Da das Verfahren starke Auswirkungen auf die Arbeit der Seenotrettung insgesamt hat, wollen wir den Tag gemeinsam mit der Iuventa Crew und anderen Organisationen nutzen, um gegen die Kriminalisierung der Seenotrettung im Mittelmeer laut zu werden, denn Seenotrettung ist eine völkerrechtliche Pflicht. Statt die Crewmitglieder wegen der Beihilfe zur irregulären Einreise strafrechtlich zu verfolgen, muss die Rettung geflüchteter Menschen straffrei bleiben, da sie aus humanitären Gründen erfolgt.
Wir fordern Italien und andere EU-Mitgliedsstaaten auf, mit sofortiger Wirkung Rettungseinsätze auf See zu gewährleisten, sowie jede gerettete geflüchteten Person an einen sicheren Ort zu bringen.

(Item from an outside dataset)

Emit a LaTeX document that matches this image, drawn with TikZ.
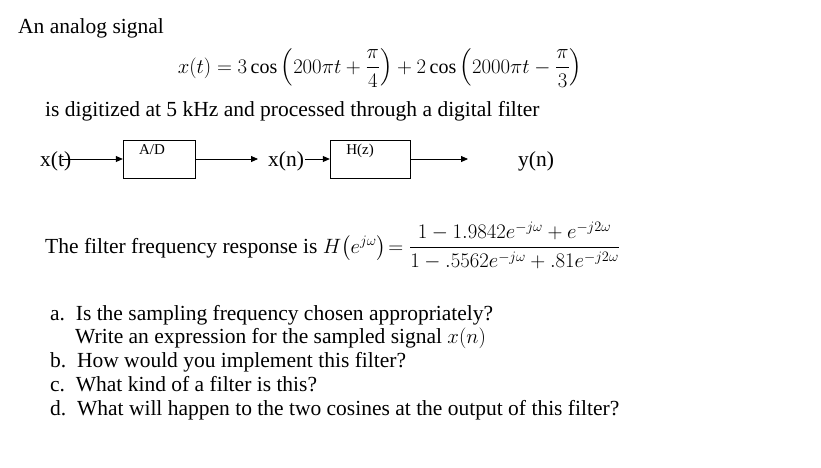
\documentclass[tikz,border=0pt]{standalone}
\usepackage{amsmath}
\usepackage{fontspec}
\setmainfont{Liberation Serif}
\usetikzlibrary{arrows.meta}
\begin{document}
\begin{tikzpicture}[x=1pt,y=-1pt,
 t/.style={anchor=base west,inner sep=0pt,font=\fontsize{21.5}{24}\selectfont},
 blk/.style={draw,minimum width=72pt,minimum height=38pt,inner sep=0pt},
 arr/.style={-{Triangle[length=7pt,width=6pt]},line width=0.8pt}]
\useasboundingbox (0,0) rectangle (821,467);
\node[t] (title) at (18,33) {An analog signal};
\node[anchor=base,inner sep=0pt,font=\fontsize{20}{22}\selectfont] (xt) at (380,73)
 {$x(t)=3\cos\left(200\pi t+\dfrac{\pi}{4}\right)+2\cos\left(2000\pi t-\dfrac{\pi}{3}\right)$};
\node[t] (dig) at (45,116) {is digitized at 5 kHz and processed through a digital filter};
\node[t] (in) at (40,166) {x(t)};
\node[blk] (ad) at (159,159) {};
\node[anchor=north,font=\fontsize{15}{18}\selectfont,inner sep=0pt] (adl) at (152,144) {A/D};
\node[t] (xn) at (268,166) {x(n)};
\node[blk,minimum width=80pt] (hz) at (370,159) {};
\node[anchor=north,font=\fontsize{15}{18}\selectfont,inner sep=0pt] (hzl) at (360,144) {H(z)};
\node[t] (yn) at (518,166) {y(n)};
\coordinate (a1) at (62,159);
\coordinate (a2) at (258,159);
\coordinate (a3) at (305,159);
\coordinate (a4) at (468,159);
\draw[arr] (a1) -- (ad.west);
\draw[arr] (ad.east) -- (a2);
\draw[arr] (a3) -- (hz.west);
\draw[arr] (hz.east) -- (a4);
\node[t] (fr) at (45,253) {The filter frequency response is
 {\fontsize{20}{22}\selectfont$H\!\left(e^{j\omega}\right)\!=\dfrac{1-1.9842e^{-j\omega}+e^{-j2\omega}}{1-.5562e^{-j\omega}+.81e^{-j2\omega}}$}};
\node[t] (qa) at (50,320) {a.\ \ Is the sampling frequency chosen appropriately?};
\node[t] (qa2) at (75,343) {Write an expression for the sampled signal $x(n)$};
\node[t] (qb) at (50,367) {b.\ \ How would you implement this filter?};
\node[t] (qc) at (50,391) {c.\ \ What kind of a filter is this?};
\node[t] (qd) at (50,415) {d.\ \ What will happen to the two cosines at the output of this filter?};
\end{tikzpicture}
\end{document}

Amnesty International fordert des Weiteren, das Verfahren gegen die Iuventa-Crew und andere Seenotrettungsorganisationen sofort einzustellen. Außerdem muss der Straftatbestand “Beihilfe zur irregulären Einreise” so verändert werden, dass humanitäre Hilfe an den europäischen Außengrenzen nicht länger kriminalisiert wird.
Menschen dürfen nicht bestraft werden, weil sie geflüchteten Menschen geholfen haben. Jedes Leben muss gerettet werden, egal wo.